I have a dataset of reviews which has a class label of positive/negative. I am applying Naive Bayes to that reviews dataset. Firstly, I am converting into Bag of words. Here sorted_data['Text'] is reviews and final_counts is a sparse matrix
count_vect = CountVectorizer()
final_counts = count_vect.fit_transform(sorted_data['Text'].values)
I am splitting the data into train and test dataset.
X_1, X_test, y_1, y_test = cross_validation.train_test_split(final_counts, labels, test_size=0.3, random_state=0)
I am applying the naive bayes algorithm as follows
optimal_alpha = 1
NB_optimal = BernoulliNB(alpha=optimal_aplha)
# fitting the model
NB_optimal.fit(X_tr, y_tr)
# predict the response
pred = NB_optimal.predict(X_test)
# evaluate accuracy
acc = accuracy_score(y_test, pred) * 100
print('\nThe accuracy of the NB classifier for k = %d is %f%%' % (optimal_aplha, acc))

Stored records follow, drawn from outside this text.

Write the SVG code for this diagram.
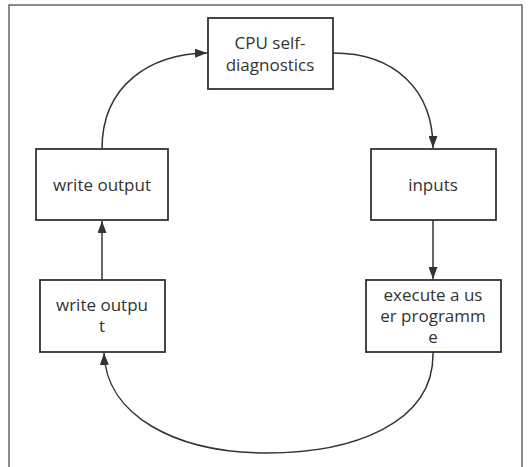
<svg xmlns="http://www.w3.org/2000/svg" width="532" height="467" viewBox="0 0 532 467">
<style>
.node rect{fill:#fff;stroke:#333;stroke-width:1.8}
.node text{font-family:"Open Sans","Noto Sans","Liberation Sans",sans-serif;font-size:17px;fill:#333;text-anchor:middle}
.edge{fill:none;stroke:#333;stroke-width:1.5}
</style>
<defs>
<marker id="arr" viewBox="0 0 12 9" refX="12" refY="4.5" markerWidth="12" markerHeight="9" markerUnits="userSpaceOnUse" orient="auto">
<path d="M0,0 L12,4.5 L0,9 Z" fill="#333"/>
</marker>
</defs>
<rect x="0" y="0" width="532" height="467" fill="#fff"/>
<rect id="frame" x="9" y="5" width="513" height="470" fill="none" stroke="#666" stroke-width="1.5"/>
<g id="connectors">
<path class="edge" d="M102,149 C102,85 150,54 207,53" marker-end="url(#arr)"/>
<path class="edge" d="M333,53 C395,53 433,90 433,148" marker-end="url(#arr)"/>
<path class="edge" d="M433,220 L433,279" marker-end="url(#arr)"/>
<path class="edge" d="M102,280 L102,221" marker-end="url(#arr)"/>
<path class="edge" d="M433,352 C435,425 350,453 267,453 C175,453 106,415 104,353" marker-end="url(#arr)"/>
</g>
<g id="cpu" class="node">
<rect x="208" y="18" width="125" height="71"/>
<text x="270" y="49">CPU self-</text>
<text x="270" y="71">diagnostics</text>
</g>
<g id="write-output-1" class="node">
<rect x="36" y="149" width="132" height="71"/>
<text x="102" y="191">write output</text>
</g>
<g id="inputs" class="node">
<rect x="371" y="149" width="125" height="71"/>
<text x="433" y="191">inputs</text>
</g>
<g id="write-output-2" class="node">
<rect x="40" y="280" width="125" height="72"/>
<text x="102" y="311">write outpu</text>
<text x="102" y="332">t</text>
</g>
<g id="execute" class="node">
<rect x="366" y="280" width="135" height="72"/>
<text x="433" y="301">execute a us</text>
<text x="433" y="322">er programm</text>
<text x="433" y="343">e</text>
</g>
</svg>
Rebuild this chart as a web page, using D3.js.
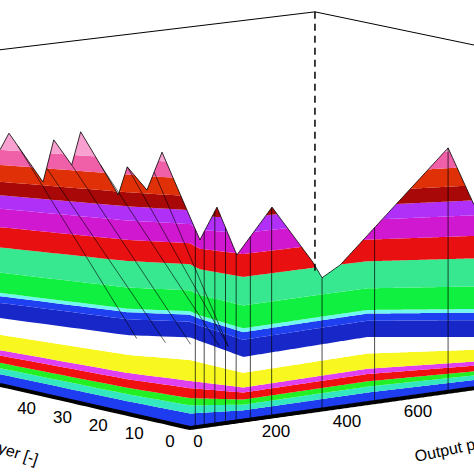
<!DOCTYPE html>
<html><head><meta charset="utf-8">
<script src="https://cdn.jsdelivr.net/npm/d3@7"></script>
<style>body{margin:0;background:#fff}svg{display:block}</style>
</head><body>
<div id="chart"></div>
<script>
// composite horizontal axis: negative = layer [-], positive = output
const profileU = [-53, -50.5, -41, -38, -33, -30.5, -20, -17.5, -12, -7.8, 0, 28, 76, 132, 231, 346, 372, 423, 727, 800];
const profileZ = [68.4, 71.9, 61.6, 70.5, 65.2, 72.2, 58.9, 64.8, 59.9, 67.9, 54.2, 49.4, 56.3, 46.2, 56.3, 44.7, 41.4, 44.1, 68.8, 56.8];
const baseU = [-53, 0, 800];
const baseZ = [18.8, 9.7, 18.1];
const midU = [-53, -17.5, 150, 499, 800];
const midZ = [32.9, 29.3, 24.7, 28.9, 28.9];
const topU = [-53, 28, 346, 800];
const topZ = [68.4, 64.1, 66.2, 68.4];
// band boundaries: 0..1 between base and mid, 1..2 between mid and top
const bandT = [0, .16, .25, .33, .44, .52, .75, 1.0, 1.09, 1.13, 1.15, 1.27, 1.42, 1.54, 1.65, 1.73, 1.81, 1.91, 2.0, 2.6];
const bandColors = ["#1e3cf0", "#33e8c0", "#22f022", "#f01010", "#e040f0", "#f8f820", "#ffffff",
  "#1828c8", "#1e40f0", "#70f8f0", "#10f040", "#38e890", "#e81010", "#d018d0", "#b030f8", "#a80808", "#e03008", "#f060a8", "#f8a0d0"];
const meshU = [15, 40, 70, 100, 130, 170, 230, 372, 520, 727];
const layerTicks = [40, 30, 20, 10, 0];
const outputTicks = [0, 200, 400, 600];

const W = 474, H = 474;
const x = d3.scaleLinear().domain([-53, 0, 800]).range([0, 190, 474]);
const y = d3.scaleLinear().domain([0, 100]).range([H, 0]);
const baseC = d3.scaleLinear().domain(baseU).range(baseZ);
const midC = d3.scaleLinear().domain(midU).range(midZ);
const topC = d3.scaleLinear().domain(topU).range(topZ);
const prof = d3.scaleLinear().domain(profileU).range(profileZ);

function level(u, t) {
  if (t <= 1) return baseC(u) + t * (midC(u) - baseC(u));
  return midC(u) + (t - 1) * (topC(u) - midC(u));
}

const svg = d3.select("#chart").append("svg").attr("width", W).attr("height", H)
  .style("font-family", "Liberation Sans, Arial, sans-serif");

// sample positions: all knots merged
const us = Array.from(new Set([].concat(profileU, baseU, midU, topU, d3.range(-53, 801, 4)))).sort((a, b) => a - b);

svg.append("clipPath").attr("id", "surf").append("path")
  .attr("d", d3.area().x(u => x(u)).y0(u => y(baseC(u))).y1(u => y(prof(u)))(us));

const g = svg.append("g").attr("clip-path", "url(#surf)");
bandColors.forEach((c, i) => {
  g.append("path")
    .attr("fill", c)
    .attr("d", d3.area().x(u => x(u)).y0(u => y(level(u, bandT[i]))).y1(u => y(level(u, bandT[i + 1])))(us));
});

// mesh lines
meshU.forEach(u => {
  svg.append("line").attr("x1", x(u)).attr("x2", x(u))
    .attr("y1", y(prof(u))).attr("y2", y(baseC(u)))
    .attr("stroke", "#000").attr("stroke-width", 0.7);
});
[-48, -40, -33, -25, -17.5, -10].forEach(u => {
  const u2 = Math.min(u + 22, -0.5);
  svg.append("line").attr("x1", x(u)).attr("y1", y(prof(u)))
    .attr("x2", x(u2) + 40).attr("y2", y(level(u2, 0.9)))
    .attr("stroke", "#000").attr("stroke-width", 0.6);
});

// surface outline
svg.append("path").attr("fill", "none").attr("stroke", "#000").attr("stroke-width", 0.8)
  .attr("d", d3.line().x(u => x(u)).y(u => y(prof(u)))(us));
svg.append("path").attr("fill", "none").attr("stroke", "#000").attr("stroke-width", 4)
  .attr("d", d3.line().x(u => x(u)).y(u => y(baseC(u)))(us));

// box frame
svg.append("path").attr("fill", "none").attr("stroke", "#000").attr("stroke-width", 1)
  .attr("d", d3.line()([[x(-53), y(89.5)], [x(352), y(97.5)], [x(800), y(90.5)]]));
svg.append("line").attr("x1", x(352)).attr("x2", x(352)).attr("y1", y(97.5)).attr("y2", y(41.8))
  .attr("stroke", "#000").attr("stroke-width", 1.5).attr("stroke-dasharray", "7,5");

// tick labels
layerTicks.forEach(v => {
  svg.append("text").attr("x", x(-v) - 20).attr("y", y(baseC(-v)) + 19)
    .attr("text-anchor", "middle").attr("font-size", 17).text(v);
});
outputTicks.forEach(v => {
  svg.append("text").attr("x", x(v) + (v === 0 ? 8 : 15)).attr("y", y(baseC(v)) + 19)
    .attr("text-anchor", "middle").attr("font-size", 17).text(v);
});
svg.append("text").attr("transform", "translate(36,465) rotate(18)")
  .attr("text-anchor", "end").attr("font-size", 16).text("Layer [-]");
svg.append("text").attr("transform", "translate(416,462) rotate(-12)")
  .attr("font-size", 16).text("Output power");
</script>
</body></html>
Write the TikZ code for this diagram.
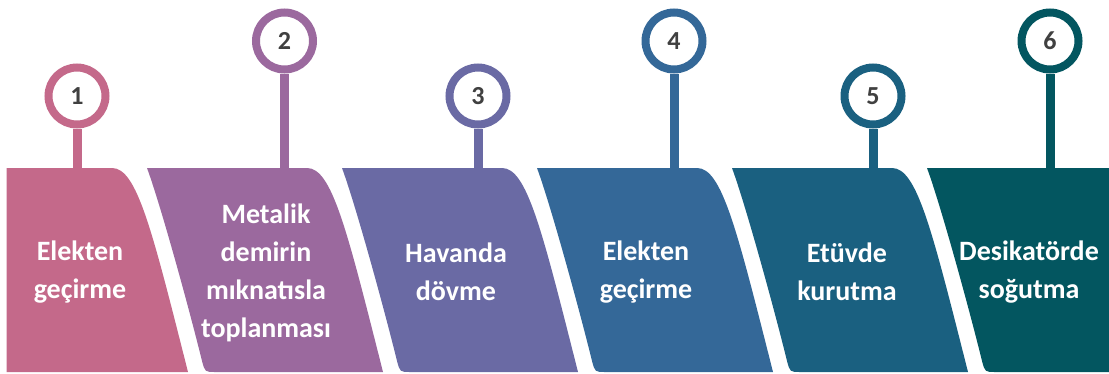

Here X_test is test dataset in which pred variable gives us whether the vector in X_test is positive or negative class.
The X_test shape is (54626 rows, 82343 dimensions)
length of pred is 54626
My question is I want to get the words with highest probability in each vector so that I can get to know by the words that why it predicted as positive or negative class. Therefore, how to get the words which have highest probability in each vector?
You can get the importantance of each word out of the fit model by using the coefs_
or feature_log_prob_
attributes. For example
neg_class_prob_sorted = NB_optimal.feature_log_prob_[0, :].argsort()[::-1]
pos_class_prob_sorted = NB_optimal.feature_log_prob_[1, :].argsort()[::-1]
print(np.take(count_vect.get_feature_names(), neg_class_prob_sorted[:10]))
print(np.take(count_vect.get_feature_names(), pos_class_prob_sorted[:10]))
Prints the top 10 most predictive words for each of your classes.